Some were used as science experiments. In one case the German military threw Jews into ice cold water until they died so the Germans would know how long they had to rescue a pilot if his plane went down in the icy ocean.
In other cases experimental drugs were used on Jews.
Many were told they were going in to be purified as they entered gas chambers before they took their last breath.
Their clothing and belongings were stripped away to remove their humanity.
After their deaths some had their skin removed so it could be used to make lamp shades and other furnishings.
How can one group of people treat another with such cruelty?
A look at history has shown the Jewish people have been the victim of such crimes for thousands of years, but in the modern era anyone who saw what happened to the Jewish people in World War II and had half a conscience knew the Holocaust was unlike anything ever witnessed in human history.
More than 6 million Jews were systematically exterminated by the Nazis.

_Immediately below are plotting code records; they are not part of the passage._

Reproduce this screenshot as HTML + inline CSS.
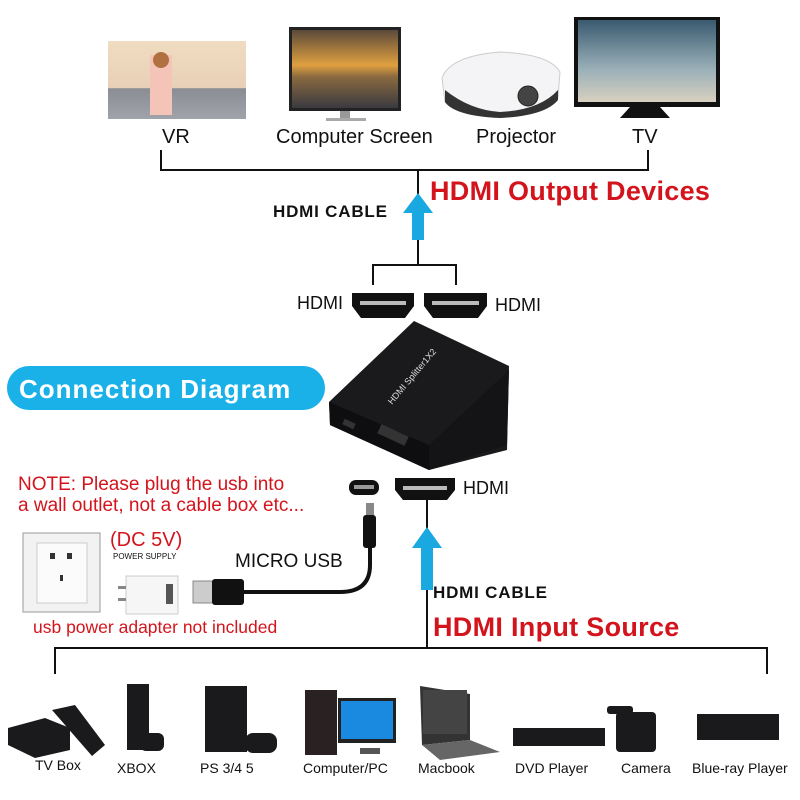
<!DOCTYPE html>
<html><head><meta charset="utf-8"><style>
html,body{margin:0;padding:0;background:#fff;}
svg{display:block;font-family:"Liberation Sans",Arial,sans-serif;}
</style></head><body>
<svg width="800" height="800" viewBox="0 0 800 800" xmlns="http://www.w3.org/2000/svg">
<defs>
<linearGradient id="sun" x1="0" y1="0" x2="0" y2="1"><stop offset="0" stop-color="#5a4a3a"/><stop offset="0.45" stop-color="#e0a040"/><stop offset="0.6" stop-color="#8a6a40"/><stop offset="1" stop-color="#3a3a40"/></linearGradient>
<linearGradient id="tvs" x1="0" y1="0" x2="0" y2="1"><stop offset="0" stop-color="#3a5a70"/><stop offset="0.6" stop-color="#9ab0b8"/><stop offset="1" stop-color="#d8d0c0"/></linearGradient>
<linearGradient id="vr" x1="0" y1="0" x2="0" y2="1"><stop offset="0" stop-color="#f0dcc0"/><stop offset="0.6" stop-color="#e8d0b8"/><stop offset="0.61" stop-color="#8a8e94"/><stop offset="1" stop-color="#a0a4aa"/></linearGradient>
</defs>
<rect x="108" y="41" width="138" height="78" fill="url(#vr)"/>
<rect x="150" y="55" width="22" height="60" fill="#f4c4b8"/>
<circle cx="161" cy="60" r="8" fill="#b07040"/>
<rect x="289" y="27" width="112" height="84" fill="#222"/>
<rect x="292" y="30" width="106" height="78" fill="url(#sun)"/>
<rect x="340" y="111" width="10" height="8" fill="#999"/>
<rect x="326" y="118" width="40" height="3" fill="#aaa"/>
<path d="M442 78 Q450 56 500 52 Q550 54 560 72 L558 98 Q545 115 500 117 Q455 115 445 102 Z" fill="#f4f4f6" stroke="#ccc"/>
<path d="M445 90 Q470 110 500 112 Q540 110 558 90 L558 100 Q545 116 500 118 Q455 116 445 102 Z" fill="#333"/>
<circle cx="528" cy="96" r="10" fill="#444" stroke="#222"/>
<rect x="574" y="17" width="146" height="90" fill="#111"/>
<rect x="578" y="20" width="138" height="82" fill="url(#tvs)"/>
<path d="M630 107 L660 107 L670 118 L620 118 Z" fill="#111"/>
<g font-size="20" fill="#111">
<text x="162" y="143">VR</text>
<text x="276" y="143">Computer Screen</text>
<text x="476" y="143">Projector</text>
<text x="632" y="143">TV</text>
</g>
<g stroke="#111" stroke-width="2" fill="none">
<path d="M161 150 V170 H648 V150"/>
<path d="M418 170 V265"/>
<path d="M373 285 V265 H456 V285"/>
</g>
<path d="M418 193 L433 213 L424 213 L424 240 L412 240 L412 213 L403 213 Z" fill="#1aa8e0"/>
<text x="273" y="217" font-size="17" font-weight="bold" fill="#111" letter-spacing="0.8">HDMI CABLE</text>
<text x="430" y="200" font-size="27" font-weight="bold" fill="#d4141c" letter-spacing="0.3">HDMI Output Devices</text>
<g fill="#111">
<path d="M352 293 H414 V306 L405 318 H361 L352 306 Z"/>
<path d="M424 293 H487 V306 L478 318 H433 L424 306 Z"/>
</g>
<rect x="360" y="301" width="46" height="4" fill="#bbb"/>
<rect x="432" y="301" width="47" height="4" fill="#bbb"/>
<text x="297" y="309" font-size="18" fill="#111">HDMI</text>
<text x="495" y="311" font-size="18" fill="#111">HDMI</text>
<polygon points="329,402 414,321 509,366 507,450 429,470 330,425" fill="#1a1a1c"/>
<polygon points="329,402 429,445 429,470 330,425" fill="#0e0e10"/>
<polygon points="429,445 509,370 507,445 429,470" fill="#141416"/>
<text x="0" y="0" font-size="9" fill="#ddd" transform="translate(392,405) rotate(-50)">HDMI Splitter1X2</text>
<rect x="378" y="430" width="30" height="10" fill="#333" transform="rotate(25 393 435)"/>
<rect x="343" y="421" width="12" height="6" fill="#333" transform="rotate(25 349 424)"/>
<rect x="7" y="366" width="318" height="44" rx="22" fill="#1ab0e8"/>
<text x="19" y="398" font-size="26" font-weight="bold" fill="#fff" letter-spacing="1">Connection Diagram</text>
<g font-size="19" fill="#d4141c">
<text x="18" y="490">NOTE: Please plug the usb into</text>
<text x="18" y="511">a wall outlet, not a cable box etc...</text>
</g>
<rect x="349" y="480" width="30" height="15" rx="7" fill="#111"/>
<rect x="354" y="485" width="20" height="4" fill="#999"/>
<path d="M395 478 H455 V490 L447 500 H403 L395 490 Z" fill="#111"/>
<rect x="403" y="486" width="44" height="4" fill="#bbb"/>
<text x="463" y="494" font-size="18" fill="#111">HDMI</text>
<rect x="23" y="533" width="77" height="79" fill="#f2f2f2" stroke="#999"/>
<rect x="37" y="543" width="50" height="60" fill="#fbfbfb" stroke="#ccc"/>
<rect x="50" y="553" width="5" height="6" fill="#333"/><rect x="67" y="553" width="5" height="6" fill="#333"/>
<rect x="60" y="575" width="3" height="6" fill="#333"/>
<text x="110" y="546" font-size="20" fill="#d4141c">(DC 5V)</text>
<text x="113" y="559" font-size="8" fill="#111">POWER SUPPLY</text>
<rect x="126" y="576" width="52" height="38" fill="#f6f6f6" stroke="#ccc"/>
<rect x="118" y="586" width="8" height="3" fill="#888"/><rect x="118" y="598" width="8" height="3" fill="#888"/>
<rect x="166" y="584" width="7" height="20" fill="#555"/>
<rect x="193" y="581" width="20" height="22" fill="#ccc" stroke="#888"/>
<rect x="212" y="579" width="32" height="26" rx="3" fill="#111"/>
<path d="M244 592 H340 Q370 592 370 565 V540" stroke="#111" stroke-width="4" fill="none"/>
<rect x="363" y="515" width="13" height="33" rx="3" fill="#111"/>
<rect x="366" y="503" width="8" height="12" fill="#888"/>
<text x="235" y="567" font-size="19" fill="#111">MICRO USB</text>
<text x="33" y="633" font-size="17.5" fill="#d4141c">usb power adapter not included</text>
<g stroke="#111" stroke-width="2" fill="none">
<path d="M427 500 V648"/>
<path d="M55 674 V648 H767 V674"/>
</g>
<path d="M427 527 L442 548 L433 548 L433 590 L421 590 L421 548 L412 548 Z" fill="#1aa8e0"/>
<text x="433" y="598" font-size="17" font-weight="bold" fill="#111" letter-spacing="0.8">HDMI CABLE</text>
<text x="433" y="636" font-size="27" font-weight="bold" fill="#d4141c" letter-spacing="0.3">HDMI Input Source</text>
<g fill="#1a1a1c">
<polygon points="8,728 45,718 70,728 70,750 35,758 8,745"/>
<polygon points="52,710 75,705 105,745 92,756"/>
<rect x="127" y="684" width="22" height="66"/>
<rect x="140" y="733" width="24" height="18" rx="6"/>
<rect x="205" y="686" width="42" height="66"/>
<rect x="245" y="733" width="32" height="20" rx="8"/>
<rect x="305" y="690" width="32" height="65" fill="#2a2222"/>
<rect x="338" y="698" width="58" height="45" fill="#222"/>
<rect x="341" y="701" width="52" height="38" fill="#1a8ae0"/>
<rect x="360" y="748" width="20" height="6" fill="#555"/>
<polygon points="420,686 470,694 470,740 422,745" fill="#333"/>
<rect x="423" y="690" width="44" height="44" fill="#444"/>
<polygon points="422,745 470,740 500,752 440,760" fill="#666"/>
<rect x="513" y="728" width="92" height="18"/>
<rect x="616" y="712" width="40" height="40" rx="4"/>
<circle cx="628" cy="738" r="12"/>
<rect x="607" y="706" width="26" height="8" rx="3"/>
<rect x="697" y="714" width="82" height="26"/>
</g>
<g font-size="14" fill="#111">
<text x="35" y="770">TV Box</text>
<text x="117" y="773">XBOX</text>
<text x="200" y="773">PS 3/4 5</text>
<text x="303" y="773">Computer/PC</text>
<text x="418" y="773">Macbook</text>
<text x="515" y="773">DVD Player</text>
<text x="621" y="773">Camera</text>
<text x="692" y="773">Blue-ray Player</text>
</g>
</svg>
</body></html>
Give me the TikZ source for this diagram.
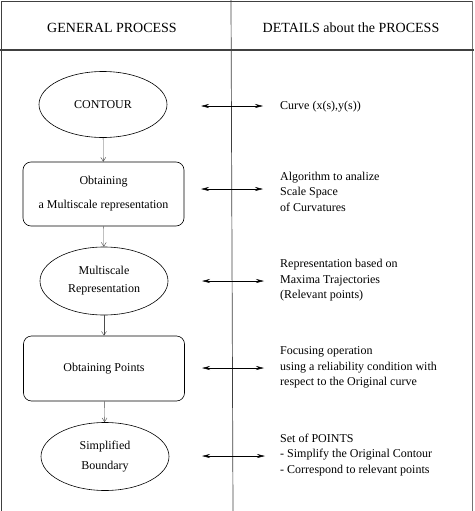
\documentclass[tikz,border=0pt]{standalone}
\usepackage{fontspec}
\setmainfont{Liberation Serif}
\usetikzlibrary{shapes.geometric,arrows.meta}
\begin{document}
\begin{tikzpicture}[x=1pt,y=-1pt,
  frame/.style={line width=0.9pt,black!75},
  oval/.style={draw,ellipse,line width=0.6pt,minimum width=128pt,minimum height=66pt,inner sep=0pt,align=center,font=\fontsize{12}{18}\selectfont},
  procbox/.style={draw,rounded corners=8pt,line width=0.6pt,minimum width=161pt,minimum height=64pt,inner sep=0pt,align=center,font=\fontsize{12}{24}\selectfont},
  detail/.style={anchor=west,align=left,inner sep=0pt,font=\fontsize{12}{15.5}\selectfont},
  head/.style={inner sep=0pt,font=\fontsize{14}{16}\selectfont},
  flow/.style={-{Straight Barb[length=4pt,width=5pt]},line width=0.4pt,black!70},
  link/.style={{Stealth[length=8pt,width=4pt]}-{Stealth[length=8pt,width=4pt]},line width=0.5pt}
]
\useasboundingbox (0,0) rectangle (474,511);
% frame
\coordinate (tl) at (1.5,1.5);
\coordinate (tr) at (472.5,1.5);
\coordinate (bl) at (1.5,511);
\coordinate (br) at (472.5,511);
\coordinate (hl) at (0,50);
\coordinate (hr) at (474,50);
\coordinate (vt) at (231,0);
\coordinate (vb) at (233,511);
\draw[frame,line width=1.4pt] (tl) -- (tr);
\draw[frame] (tl) -- (bl);
\draw[frame,black!55] (tr) -- (br);
\draw[frame,line width=1.2pt] (hl) -- (hr);
\draw[frame,line width=0.7pt] (vt) -- (vb);
% headers
\node[head] (h1) at (112,28) {GENERAL PROCESS};
\node[head] (h2) at (351,28) {DETAILS about the PROCESS};
% left column
\node[oval] (n1) at (103,104.5) {CONTOUR};
\node[procbox] (n2) at (103.5,194) {Obtaining\\a Multiscale representation};
\node[oval,minimum height=68pt] (n3) at (104,281) {Multiscale\\Representation};
\node[procbox,minimum height=65pt] (n4) at (104,368.5) {Obtaining Points};
\node[oval,minimum height=68pt,font=\fontsize{12}{20}\selectfont] (n5) at (105,456.5) {Simplified\\Boundary};
\draw[flow] (n1) -- (n2);
\draw[flow] (n2) -- (n3);
\draw[flow] (n3) -- (n4);
\draw[flow] (n4) -- (n5);
% right column
\node[detail] (d1) at (280,106.5) {Curve (x(s),y(s))};
\node[detail] (d2) at (280,191.5) {Algorithm to analize\\Scale Space\\of Curvatures};
\node[detail] (d3) at (280,280.5) {Representation based on\\Maxima Trajectories\\(Relevant points)};
\node[detail] (d4) at (280,367.5) {Focusing operation\\using a reliability condition with\\respect to the Original curve};
\node[detail] (d5) at (280,455) {Set of POINTS\\- Simplify the Original Contour\\- Correspond to relevant points};
% links
\coordinate (a1l) at (201,106); \coordinate (a1r) at (263,106);
\coordinate (a2l) at (201,189); \coordinate (a2r) at (263,189);
\coordinate (a3l) at (202,281); \coordinate (a3r) at (264,281);
\coordinate (a4l) at (202,368); \coordinate (a4r) at (264,368);
\coordinate (a5l) at (202,456); \coordinate (a5r) at (265,456);
\draw[link] (a1l) -- (a1r);
\draw[link] (a2l) -- (a2r);
\draw[link] (a3l) -- (a3r);
\draw[link] (a4l) -- (a4r);
\draw[link] (a5l) -- (a5r);
\end{tikzpicture}
\end{document}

This is why we have to be careful when we toss around terms like racist. No one believes it acceptable to treat any other human like the treatment imposed on the Jewish people in Europe in the 1930s and ’40s.
But what are we seeing today?
Last year we saw the Palestinians in the Gaza Strip breach the Israeli border and murder Jews.
We’ve seen Jews in the United States on college campuses vilified and degraded.
Most recently we’ve seen Jews in Australia starting the celebration of Hanukkah gunned down on the beach by a father and son.
Why?
Truly there are some Jews who are dangerous, just like their are Christians and Muslims who are dangerous.
Thats doesn’t give anyone the right to murder anyone who fits the mold.
The world is taking a nasty turn, and had I not sat there as an early teen and watched those videos with my granddad, I don’t know if I would fully understand the absolute misery that has been the existence of the Jewish people.
If there were Jews committing terrorist acts around the world, maybe someone could justify a response. But in my lifetime I can’t think of any shooter or terrorist that was specifically Jewish and was seeking to harm others who were not.
In a world that is supposed to be on the cutting edge of knowledge and technology, a world that has the collective database of the world at its fingertips, how can such hatred and violence against a people be tolerated?
I watched a documentary of a survivor of Auschwitz, a particularly brutal concentration camp, and she talked about stripping a dead woman for her clothing. She talked about using cess pool latrines and watching the dead pile up.
Another survivor shared how she became a number rather than a person. That number was tattooed to her arm, and how she lost toes to the freezing cold with no shoes.
She shared how she and a group of Jews were placed in a barn by Nazi soldiers as the American forces closed in and how the barn was supposed to be blown up, but the rain damaged the bomb, and they were liberated.
The liberation continues. The hatred has to stop.